Einde inhoudsopgave
Besluit beleggingsinstellingen
Artikel 10 [De overgangen tussen het normale regime en het b.i.-regime]
Geldend
Geldend vanaf 01-01-2019
- Redactionele toelichting
Voor het eerst van toepassing met betrekking tot boekjaren die aanvangen op of na 01-01-2019.
- Bronpublicatie:
19-12-2018, Stb. 2018, 514 (uitgifte: 28-12-2018, kamerstukken/regelingnummer: -)
- Inwerkingtreding
01-01-2019
- Bronpublicatie inwerkingtreding:
19-12-2018, Stb. 2018, 514 (uitgifte: 28-12-2018, kamerstukken/regelingnummer: -)
- Vakgebied(en)
Vennootschapsbelasting / Beleggingsinstelling
1.
Een lichaam wordt uitsluitend met ingang van een jaar als beleggingsinstelling aangemerkt.
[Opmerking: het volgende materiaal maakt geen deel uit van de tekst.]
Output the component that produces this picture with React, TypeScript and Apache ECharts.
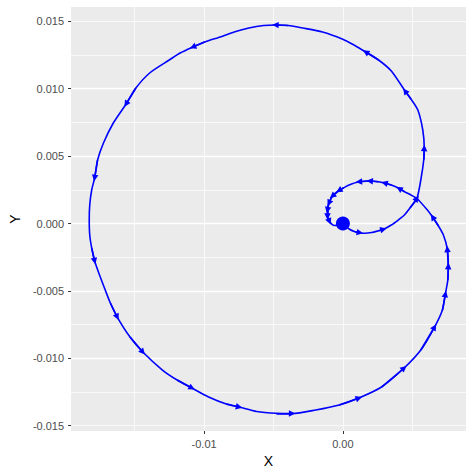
import React, { useEffect, useRef } from "react";
import * as echarts from "echarts";

// Trajectory (in order)
const pathX = [
  0.0, 0.000446, 0.00087, 0.001224, 0.001578, 0.002074, 0.002569, 0.002923, 0.003489, 0.003984,
  0.00443, 0.004834, 0.005329, 0.005612, 0.005824, 0.00586, 0.005754, 0.0054, 0.004904, 0.00448,
  0.003489, 0.002569, 0.001649, 0.0008, -0.00005, -0.001465, -0.00288, -0.003942, -0.004862, -0.005711,
  -0.006773, -0.007834, -0.008775, -0.009957, -0.010807, -0.011727, -0.012505, -0.01392, -0.014911, -0.015619,
  -0.016539, -0.017247, -0.017671, -0.017884, -0.018096, -0.018237, -0.018273, -0.018237, -0.018096, -0.017884,
  -0.01753, -0.017176, -0.016751, -0.016256, -0.015336, -0.014416, -0.013, -0.011939, -0.010877, -0.009674,
  -0.0084, -0.00748, -0.006207, -0.004791, -0.003659, -0.00196, -0.000262, 0.001154, 0.002781, 0.004409,
  0.005612, 0.006603, 0.007169, 0.007381, 0.007558, 0.007594, 0.007523, 0.00724, 0.006886, 0.006461,
  0.006086, 0.005329, 0.004904, 0.004409, 0.004055, 0.003489, 0.002994, 0.002569, 0.001932, 0.001154,
  0.000446, 0.000057, -0.000283, -0.000757, -0.001005, -0.001111, -0.001111, -0.00097, -0.000616, -0.000191,
];
const pathY = [
  0.0, -0.000408, -0.000608, -0.000682, -0.000727, -0.000668, -0.000534, -0.00043, -0.000111, 0.00026,
  0.000631, 0.00115, 0.001855, 0.003227, 0.00471, 0.005601, 0.006936, 0.008419, 0.009235, 0.009829,
  0.011312, 0.012128, 0.012722, 0.013241, 0.013686, 0.014205, 0.014502, 0.014688, 0.014725, 0.014688,
  0.014502, 0.014205, 0.013857, 0.013464, 0.013093, 0.012648, 0.012128, 0.011164, 0.010051, 0.008865,
  0.007455, 0.005971, 0.00471, 0.003375, 0.002485, 0.001372, 0.00026, -0.000853, -0.001817, -0.002782,
  -0.00382, -0.004785, -0.005897, -0.006936, -0.008419, -0.009532, -0.010867, -0.011609, -0.012203, -0.01287,
  -0.013389, -0.013612, -0.013946, -0.014079, -0.014094, -0.013835, -0.013464, -0.012944, -0.012128, -0.010719,
  -0.009384, -0.007678, -0.006417, -0.00523, -0.004191, -0.003153, -0.001892, -0.000853, -0.000185, 0.000482,
  0.001001, 0.001855, 0.002114, 0.002374, 0.002596, 0.002856, 0.003004, 0.003101, 0.003153, 0.003101,
  0.002856, 0.002648, 0.002448, 0.00204, 0.001521, 0.001001, 0.000519, 0.000148, -0.000148, -0.000111,
];
// indices of trajectory points that carry an arrow head
const arrowIdx = [
  3, 7, 12, 15, 19, 22, 28, 34, 39, 43, 49, 53, 55, 58, 61, 64, 67, 69, 71, 73, 75, 76, 79,
  84, 86, 88, 89, 92, 93, 94, 95, 96, 97,
];
const startPoint = [0, 0];

const xRange = [-0.01958, 0.008868];
const yRange = [-0.01539, 0.01606];
const xTicks = [-0.01, 0];
const yTicks = [-0.015, -0.01, -0.005, 0, 0.005, 0.01, 0.015];

const BLUE = "#0000FF";
const FONT = "Liberation Sans, Arial, sans-serif";

export default function App() {
  const ref = useRef<HTMLDivElement>(null);
  useEffect(() => {
    if (!ref.current) return;
    const chart = echarts.init(ref.current, undefined, { renderer: "svg" });
    const hidden = {
      axisLine: { show: false, onZero: false },
      axisTick: { show: false },
      axisLabel: { show: false },
    };
    chart.setOption({
      animation: false,
      backgroundColor: "#FFFFFF",
      grid: {
        left: 64,
        right: 8,
        top: 7,
        bottom: 43,
        show: true,
        backgroundColor: "#EBEBEB",
        borderWidth: 0,
      },
      xAxis: [
        {
          type: "value",
          min: xRange[0],
          max: xRange[1],
          minInterval: 0.01,
          maxInterval: 0.01,
          name: "X",
          nameLocation: "middle",
          nameGap: 22,
          nameTextStyle: { color: "#000000", fontSize: 14, fontFamily: FONT },
          axisLine: { show: false, onZero: false },
          axisTick: {
            show: true,
            length: 3,
            customValues: xTicks,
            lineStyle: { color: "#333333", width: 1 },
          },
          axisLabel: {
            show: true,
            customValues: xTicks,
            margin: 7,
            color: "#4D4D4D",
            fontSize: 11,
            fontFamily: FONT,
            formatter: (v: number) => v.toFixed(2),
          },
          splitLine: {
            show: true,
            showMinLine: false,
            showMaxLine: false,
            lineStyle: { color: "#FFFFFF", width: 1.4 },
          },
          z: 2,
        },
        {
          type: "value",
          min: xRange[0],
          max: xRange[1],
          minInterval: 0.005,
          maxInterval: 0.005,
          ...hidden,
          splitLine: {
            show: true,
            showMinLine: false,
            showMaxLine: false,
            lineStyle: { color: "#FFFFFF", width: 0.7 },
          },
          z: 1,
        },
      ],
      yAxis: [
        {
          type: "value",
          min: yRange[0],
          max: yRange[1],
          minInterval: 0.005,
          maxInterval: 0.005,
          name: "Y",
          nameLocation: "middle",
          nameGap: 45,
          nameTextStyle: { color: "#000000", fontSize: 14, fontFamily: FONT },
          axisLine: { show: false, onZero: false },
          axisTick: {
            show: true,
            length: 3,
            customValues: yTicks,
            lineStyle: { color: "#333333", width: 1 },
          },
          axisLabel: {
            show: true,
            customValues: yTicks,
            margin: 7,
            color: "#4D4D4D",
            fontSize: 11,
            fontFamily: FONT,
            formatter: (v: number) => v.toFixed(3),
          },
          splitLine: {
            show: true,
            showMinLine: false,
            showMaxLine: false,
            lineStyle: { color: "#FFFFFF", width: 1.4 },
          },
          z: 2,
        },
        {
          type: "value",
          min: yRange[0],
          max: yRange[1],
          minInterval: 0.0025,
          maxInterval: 0.0025,
          ...hidden,
          splitLine: {
            show: true,
            showMinLine: false,
            showMaxLine: false,
            lineStyle: { color: "#FFFFFF", width: 0.7 },
          },
          z: 1,
        },
      ],
      series: [
        {
          type: "line",
          xAxisIndex: 0,
          yAxisIndex: 0,
          data: pathX.map((x, i) => [x, pathY[i]]),
          showSymbol: false,
          smooth: 0.25,
          lineStyle: { color: BLUE, width: 1.6 },
          itemStyle: { color: BLUE },
          z: 3,
        },
        {
          type: "lines",
          coordinateSystem: "cartesian2d",
          xAxisIndex: 0,
          yAxisIndex: 0,
          symbol: ["none", "triangle"],
          symbolSize: 6.5,
          lineStyle: { color: BLUE, width: 1.6, opacity: 1 },
          itemStyle: { color: BLUE },
          data: arrowIdx.map((i) => ({
            coords: [
              [pathX[i - 1], pathY[i - 1]],
              [pathX[i], pathY[i]],
            ],
          })),
          z: 4,
        },
        {
          type: "scatter",
          xAxisIndex: 0,
          yAxisIndex: 0,
          data: [startPoint],
          symbol: "circle",
          symbolSize: 14,
          itemStyle: { color: BLUE, opacity: 1 },
          z: 5,
        },
      ],
    });
    return () => chart.dispose();
  }, []);
  return (
    <div
      ref={ref}
      style={{ width: 474, height: 474, position: "fixed", left: 0, top: 0 }}
    />
  );
}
Ingeval het lichaam vóór dat tijdstip reeds aan de heffing van vennootschapsbelasting is onderworpen, is dit het jaar volgende op dat waarin aan het bepaalde in het tweede lid is voldaan.
2.
Aan het einde van het jaar, voorafgaande aan dat met ingang waarvan een lichaam als beleggingsinstelling wordt aangemerkt, worden:
- a.
de bezittingen te boek gesteld voor de waarde welke daaraan in het economische verkeer kan worden toegekend;
- b.
de reserves als bedoeld zijn in artikel 3.53, eerste lid, van de Wet inkomstenbelasting 2001, opgenomen in de winst.
3.
Ingeval een beleggingsinstelling in de loop van een jaar niet langer voldoet aan het bepaalde in artikel 28, tweede lid, van de wet wordt het lichaam reeds met ingang van dat jaar niet meer als beleggingsinstelling aangemerkt, met dien verstande dat ingeval niet wordt voldaan aan het bepaalde in het tweede lid, onderdeel b, van dat artikel het lichaam niet meer als beleggingsinstelling wordt aangemerkt met ingang van het jaar waarop de voor uitdeling beschikbare winst betrekking heeft. De bij het begin van het jaar, met ingang waarvan het lichaam niet meer als beleggingsinstelling wordt aangemerkt, aanwezige afrondingsreserve wordt opgenomen in de winst van dat jaar.
4.
Het negatieve saldo aan besmette voordelen, bedoeld in artikel 13ab, zevende lid, van de wet, dat is ontstaan in een periode waarin een belastingplichtige als beleggingsinstelling is aangemerkt (statusperiode), vermeerdert niet een positief saldo van besmette voordelen als bedoeld in artikel 13ab, eerste en tweede lid, van de wet buiten de statusperiode.
5.
Het op de voet van artikel 15b, vijfde lid, van de wet voortgewentelde saldo aan renten dat is ontstaan in de statusperiode, komt niet in aftrek bij het bepalen van de winst buiten de statusperiode. Het op de voet van artikel 15b, vijfde lid, van de wet voortgewentelde saldo aan renten dat buiten de statusperiode is ontstaan, komt niet in aftrek bij het bepalen van de winst binnen de statusperiode.
6.
Aan het einde van het jaar, voorafgaande aan dat met ingang waarvan een lichaam niet langer als beleggingsinstelling wordt aangemerkt, worden de beleggingen te boek gesteld voor de waarde welke daaraan in het economische verkeer kan worden toegekend.